## PROBLEM DESCRIPTION:
Only the lines from the one containing "Output the web" through the one containing "const titleText = 'Peru';" are wanted. Give them again exactly, both ends included.

## PROVIDED MATERIAL:
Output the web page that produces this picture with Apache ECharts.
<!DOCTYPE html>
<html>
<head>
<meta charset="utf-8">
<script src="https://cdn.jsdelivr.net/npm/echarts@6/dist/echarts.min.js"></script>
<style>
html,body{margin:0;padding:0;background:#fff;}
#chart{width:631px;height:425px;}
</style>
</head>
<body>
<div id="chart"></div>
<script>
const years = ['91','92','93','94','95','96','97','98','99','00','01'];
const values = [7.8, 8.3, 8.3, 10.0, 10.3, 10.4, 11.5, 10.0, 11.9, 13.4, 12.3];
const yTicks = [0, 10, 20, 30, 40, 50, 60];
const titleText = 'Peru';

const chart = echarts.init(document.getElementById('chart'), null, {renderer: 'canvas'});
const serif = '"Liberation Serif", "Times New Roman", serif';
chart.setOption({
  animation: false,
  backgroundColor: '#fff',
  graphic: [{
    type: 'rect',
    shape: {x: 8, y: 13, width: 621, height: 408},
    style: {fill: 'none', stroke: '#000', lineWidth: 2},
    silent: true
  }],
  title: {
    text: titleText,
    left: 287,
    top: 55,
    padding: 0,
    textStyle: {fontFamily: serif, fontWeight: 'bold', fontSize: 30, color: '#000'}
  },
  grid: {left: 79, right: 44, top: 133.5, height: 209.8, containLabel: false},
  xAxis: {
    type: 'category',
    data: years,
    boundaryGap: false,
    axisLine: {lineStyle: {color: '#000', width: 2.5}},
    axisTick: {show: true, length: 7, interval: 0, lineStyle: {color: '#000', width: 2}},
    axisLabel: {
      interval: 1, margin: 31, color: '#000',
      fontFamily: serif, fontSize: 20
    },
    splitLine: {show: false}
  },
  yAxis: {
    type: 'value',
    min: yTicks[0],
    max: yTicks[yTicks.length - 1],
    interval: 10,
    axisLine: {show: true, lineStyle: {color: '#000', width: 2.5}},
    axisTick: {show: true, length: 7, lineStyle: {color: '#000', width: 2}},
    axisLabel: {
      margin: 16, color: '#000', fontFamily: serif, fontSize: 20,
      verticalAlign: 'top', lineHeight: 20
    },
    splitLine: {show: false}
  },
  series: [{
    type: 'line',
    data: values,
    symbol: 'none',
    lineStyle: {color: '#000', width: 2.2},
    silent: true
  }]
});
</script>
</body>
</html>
...
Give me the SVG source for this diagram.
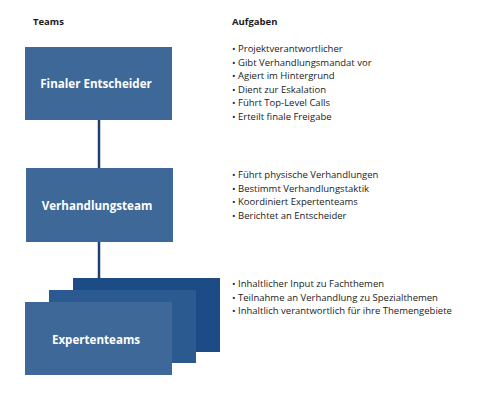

## TASK OUTPUT:
Output the web page that produces this picture with Apache ECharts.
<!DOCTYPE html>
<html>
<head>
<meta charset="utf-8">
<script src="https://cdn.jsdelivr.net/npm/echarts@6/dist/echarts.min.js"></script>
<style>
html,body{margin:0;padding:0;background:#fff;}
#chart{width:631px;height:425px;}
</style>
</head>
<body>
<div id="chart"></div>
<script>
const years = ['91','92','93','94','95','96','97','98','99','00','01'];
const values = [7.8, 8.3, 8.3, 10.0, 10.3, 10.4, 11.5, 10.0, 11.9, 13.4, 12.3];
const yTicks = [0, 10, 20, 30, 40, 50, 60];
const titleText = 'Peru';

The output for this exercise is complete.